**Description of the task**
Collect each line containing "this".

**Recorded data**
::::::::::

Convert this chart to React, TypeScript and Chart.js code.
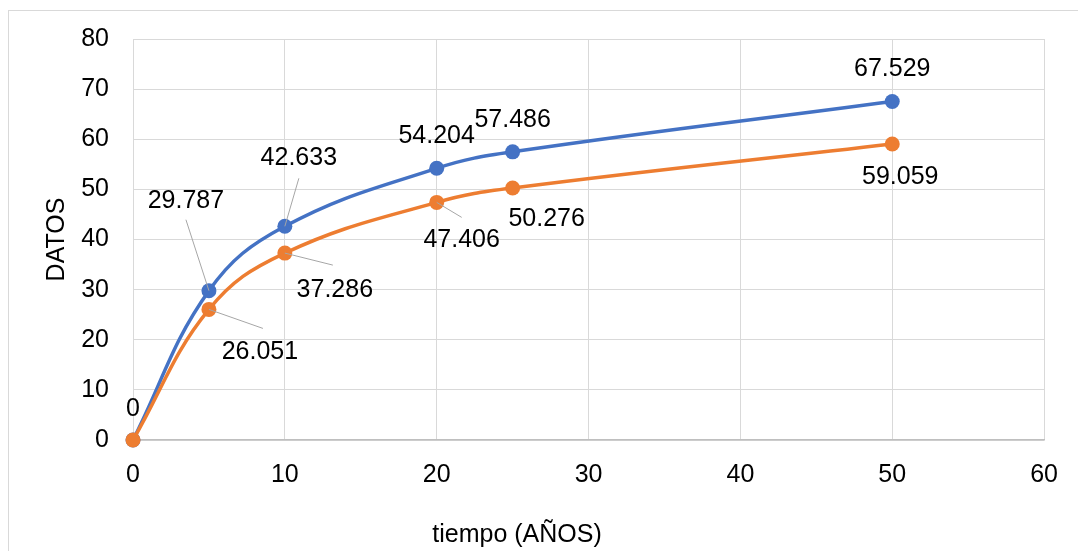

::::::::::

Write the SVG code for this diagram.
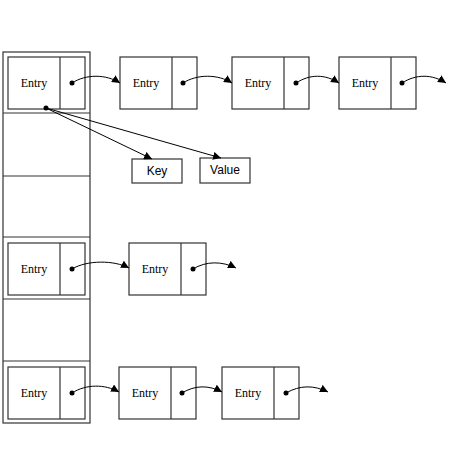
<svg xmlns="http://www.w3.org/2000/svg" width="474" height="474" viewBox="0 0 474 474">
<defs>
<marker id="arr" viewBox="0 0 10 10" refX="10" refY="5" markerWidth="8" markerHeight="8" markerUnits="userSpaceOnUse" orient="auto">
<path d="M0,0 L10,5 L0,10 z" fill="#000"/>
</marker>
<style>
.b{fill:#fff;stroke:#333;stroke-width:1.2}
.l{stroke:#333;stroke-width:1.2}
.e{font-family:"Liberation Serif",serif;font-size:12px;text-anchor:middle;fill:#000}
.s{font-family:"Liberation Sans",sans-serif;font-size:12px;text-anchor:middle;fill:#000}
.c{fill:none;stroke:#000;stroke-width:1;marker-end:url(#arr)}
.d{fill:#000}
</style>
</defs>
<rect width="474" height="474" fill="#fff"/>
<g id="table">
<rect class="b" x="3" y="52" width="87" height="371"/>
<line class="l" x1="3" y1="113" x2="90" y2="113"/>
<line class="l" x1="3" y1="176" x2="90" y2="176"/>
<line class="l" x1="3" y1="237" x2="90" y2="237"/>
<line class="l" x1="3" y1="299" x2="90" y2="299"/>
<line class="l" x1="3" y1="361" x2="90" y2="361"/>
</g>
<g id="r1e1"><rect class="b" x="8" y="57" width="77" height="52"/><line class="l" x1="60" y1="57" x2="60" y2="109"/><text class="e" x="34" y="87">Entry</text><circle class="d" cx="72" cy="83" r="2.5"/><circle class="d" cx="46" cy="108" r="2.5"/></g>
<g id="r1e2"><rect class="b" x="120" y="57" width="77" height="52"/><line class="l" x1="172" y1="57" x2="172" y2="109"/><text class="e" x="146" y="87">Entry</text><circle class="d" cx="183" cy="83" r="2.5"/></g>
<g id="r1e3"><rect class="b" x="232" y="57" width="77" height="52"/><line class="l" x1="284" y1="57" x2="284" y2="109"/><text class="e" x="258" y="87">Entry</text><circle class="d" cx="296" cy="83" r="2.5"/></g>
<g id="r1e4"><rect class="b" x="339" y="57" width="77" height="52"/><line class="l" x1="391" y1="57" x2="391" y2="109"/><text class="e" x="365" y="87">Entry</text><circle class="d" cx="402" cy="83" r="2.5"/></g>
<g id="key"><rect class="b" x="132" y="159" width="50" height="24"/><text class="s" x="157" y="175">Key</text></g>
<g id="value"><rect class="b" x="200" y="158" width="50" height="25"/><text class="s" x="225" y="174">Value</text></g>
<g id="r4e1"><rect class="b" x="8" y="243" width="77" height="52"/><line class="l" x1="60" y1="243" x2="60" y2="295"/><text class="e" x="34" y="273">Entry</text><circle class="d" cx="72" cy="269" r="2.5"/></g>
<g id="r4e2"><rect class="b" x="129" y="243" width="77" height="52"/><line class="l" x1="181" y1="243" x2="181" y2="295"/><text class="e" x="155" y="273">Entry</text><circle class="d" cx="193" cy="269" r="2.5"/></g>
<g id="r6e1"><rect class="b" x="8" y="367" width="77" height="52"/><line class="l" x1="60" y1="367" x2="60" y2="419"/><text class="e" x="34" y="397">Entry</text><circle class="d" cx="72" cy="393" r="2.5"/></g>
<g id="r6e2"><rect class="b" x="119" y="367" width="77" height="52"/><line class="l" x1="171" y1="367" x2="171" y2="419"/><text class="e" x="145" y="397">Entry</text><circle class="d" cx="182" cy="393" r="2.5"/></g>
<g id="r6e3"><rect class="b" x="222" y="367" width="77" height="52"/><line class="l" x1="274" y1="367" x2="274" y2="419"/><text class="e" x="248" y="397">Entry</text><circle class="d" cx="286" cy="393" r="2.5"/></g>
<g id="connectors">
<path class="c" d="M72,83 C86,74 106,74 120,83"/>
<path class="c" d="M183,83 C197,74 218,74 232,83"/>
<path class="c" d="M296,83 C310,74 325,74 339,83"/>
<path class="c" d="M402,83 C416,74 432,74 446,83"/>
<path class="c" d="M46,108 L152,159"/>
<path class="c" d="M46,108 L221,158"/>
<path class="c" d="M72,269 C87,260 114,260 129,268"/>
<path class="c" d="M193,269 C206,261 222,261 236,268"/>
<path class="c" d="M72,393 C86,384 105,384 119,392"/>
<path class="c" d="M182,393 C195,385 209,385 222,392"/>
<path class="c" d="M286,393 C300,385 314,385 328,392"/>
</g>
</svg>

::::::::::

**Solution**
Convert this chart to React, TypeScript and Chart.js code.
Write the SVG code for this diagram.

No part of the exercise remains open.